Rows from a dataset of charts and code -
= = = = = = =

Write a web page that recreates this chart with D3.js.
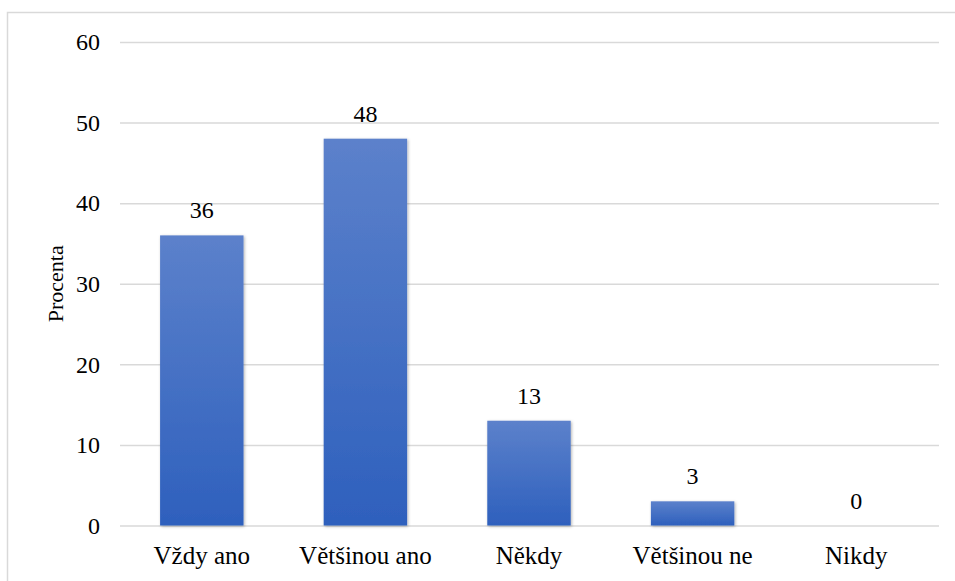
<!DOCTYPE html>
<html>
<head>
<meta charset="utf-8">
<script src="https://cdn.jsdelivr.net/npm/d3@7"></script>
<style>
  html, body { margin: 0; padding: 0; background: #fff; }
  svg { display: block; }
</style>
</head>
<body>
<svg id="chart" width="955" height="581"></svg>
<script>
// Odpovědi respondentů (procenta)
const categories = ["Vždy ano", "Většinou ano", "Někdy", "Většinou ne", "Nikdy"];
const values = [36, 48, 13, 3, 0];
const yTicks = [0, 10, 20, 30, 40, 50, 60];
const yTitle = "Procenta";

const FONT = "'Liberation Serif', 'DejaVu Serif', serif";
const W = 955, H = 581;
const margin = { left: 120, right: 17, top: 42, bottom: 55.5 };
const svg = d3.select("#chart");

// outer frame
svg.append("rect")
  .attr("x", 7.5).attr("y", 12.5)
  .attr("width", W + 10).attr("height", H + 10)
  .attr("fill", "none").attr("stroke", "#d9d9d9").attr("stroke-width", 1.5);

const x = d3.scaleBand()
  .domain(categories)
  .range([margin.left, W - margin.right])
  .paddingInner(0.49).paddingOuter(0.245);

const y = d3.scaleLinear()
  .domain([0, 60])
  .range([H - margin.bottom, margin.top]);

// bar gradient and soft shadow
const defs = svg.append("defs");
const grad = defs.append("linearGradient")
  .attr("id", "barGrad").attr("x1", 0).attr("y1", 0).attr("x2", 0).attr("y2", 1);
grad.append("stop").attr("offset", "0%").attr("stop-color", "#5c81cb");
grad.append("stop").attr("offset", "100%").attr("stop-color", "#2e60bd");
const shadow = defs.append("filter").attr("id", "shadow")
  .attr("x", "-20%").attr("y", "-20%").attr("width", "140%").attr("height", "140%");
shadow.append("feDropShadow")
  .attr("dx", 1).attr("dy", 1).attr("stdDeviation", 1.5)
  .attr("flood-color", "#000").attr("flood-opacity", 0.3);

// gridlines + y axis labels
const yAxis = d3.axisLeft(y).tickValues(yTicks)
  .tickSize(-(W - margin.right - margin.left + 1))
  .tickPadding(20)
  .tickFormat(d3.format("d"));
const gy = svg.append("g")
  .attr("transform", `translate(${margin.left},0)`)
  .call(yAxis);
gy.select(".domain").remove();
gy.selectAll(".tick line").attr("stroke", "#d9d9d9").attr("stroke-width", 1.5);
gy.selectAll(".tick text")
  .style("font-family", FONT)
  .style("font-size", "24px")
  .attr("fill", "#000");

// bars
svg.append("g").selectAll("rect")
  .data(values)
  .join("rect")
  .attr("x", (d, i) => x(categories[i]))
  .attr("y", d => y(d))
  .attr("width", x.bandwidth())
  .attr("height", d => y(0) - y(d))
  .attr("fill", "url(#barGrad)")
  .attr("filter", "url(#shadow)");

// value labels
svg.append("g").selectAll("text")
  .data(values)
  .join("text")
  .attr("x", (d, i) => x(categories[i]) + x.bandwidth() / 2)
  .attr("y", d => y(d) - 17)
  .attr("text-anchor", "middle")
  .style("font-family", FONT)
  .style("font-size", "24px")
  .attr("fill", "#000")
  .text(d => d3.format("d")(d));

// category axis
const xAxis = d3.axisBottom(x).tickSize(0).tickPadding(21);
const gx = svg.append("g")
  .attr("transform", `translate(0,${y(0)})`)
  .call(xAxis);
gx.select(".domain").remove();
gx.selectAll(".tick text")
  .style("font-family", FONT)
  .style("font-size", "25px")
  .attr("fill", "#000");

// y axis title
svg.append("text")
  .attr("transform", `translate(63,${(y(0) + y(60)) / 2}) rotate(-90)`)
  .attr("text-anchor", "middle")
  .style("font-family", FONT)
  .style("font-size", "22px")
  .attr("fill", "#000")
  .text(yTitle);
</script>
</body>
</html>
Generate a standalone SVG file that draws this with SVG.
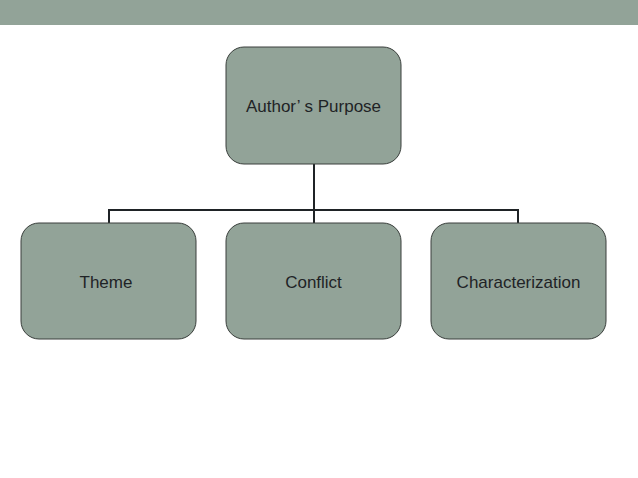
<svg xmlns="http://www.w3.org/2000/svg" width="638" height="478" viewBox="0 0 638 478">
<style>
.box{fill:#92a398;stroke:#3a3f3c;stroke-width:1}
.t{font-family:"Liberation Sans",Arial,sans-serif;font-size:17px;fill:#1f2326;text-anchor:middle}
.c{fill:none;stroke:#1f2326;stroke-width:2}
</style>
<rect width="638" height="478" fill="#fff"/>
<rect width="638" height="25" fill="#92a398"/>
<g id="connectors">
<path class="c" d="M314 164V223M109 223V210H518V223"/>
</g>
<g id="purpose"><rect class="box" x="226" y="47" width="175" height="117" rx="18"/><text class="t" x="313.5" y="112">Author’ s Purpose</text></g>
<g id="theme"><rect class="box" x="21" y="223" width="175" height="116" rx="18"/><text class="t" x="106" y="288">Theme</text></g>
<g id="conflict"><rect class="box" x="226" y="223" width="175" height="116" rx="18"/><text class="t" x="313.5" y="288">Conflict</text></g>
<g id="characterization"><rect class="box" x="431" y="223" width="175" height="116" rx="18"/><text class="t" x="518.5" y="288">Characterization</text></g>
</svg>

= = = = = = =

EXERCISE - Only the lines from the top of the data through the line with "- margin.bottom, margin.top]);" should be quoted, exactly and with both ends kept; skip the pictures.

TASK ANSWER -
Write a web page that recreates this chart with D3.js.
<!DOCTYPE html>
<html>
<head>
<meta charset="utf-8">
<script src="https://cdn.jsdelivr.net/npm/d3@7"></script>
<style>
  html, body { margin: 0; padding: 0; background: #fff; }
  svg { display: block; }
</style>
</head>
<body>
<svg id="chart" width="955" height="581"></svg>
<script>
// Odpovědi respondentů (procenta)
const categories = ["Vždy ano", "Většinou ano", "Někdy", "Většinou ne", "Nikdy"];
const values = [36, 48, 13, 3, 0];
const yTicks = [0, 10, 20, 30, 40, 50, 60];
const yTitle = "Procenta";

const FONT = "'Liberation Serif', 'DejaVu Serif', serif";
const W = 955, H = 581;
const margin = { left: 120, right: 17, top: 42, bottom: 55.5 };
const svg = d3.select("#chart");

// outer frame
svg.append("rect")
  .attr("x", 7.5).attr("y", 12.5)
  .attr("width", W + 10).attr("height", H + 10)
  .attr("fill", "none").attr("stroke", "#d9d9d9").attr("stroke-width", 1.5);

const x = d3.scaleBand()
  .domain(categories)
  .range([margin.left, W - margin.right])
  .paddingInner(0.49).paddingOuter(0.245);

const y = d3.scaleLinear()
  .domain([0, 60])
  .range([H - margin.bottom, margin.top]);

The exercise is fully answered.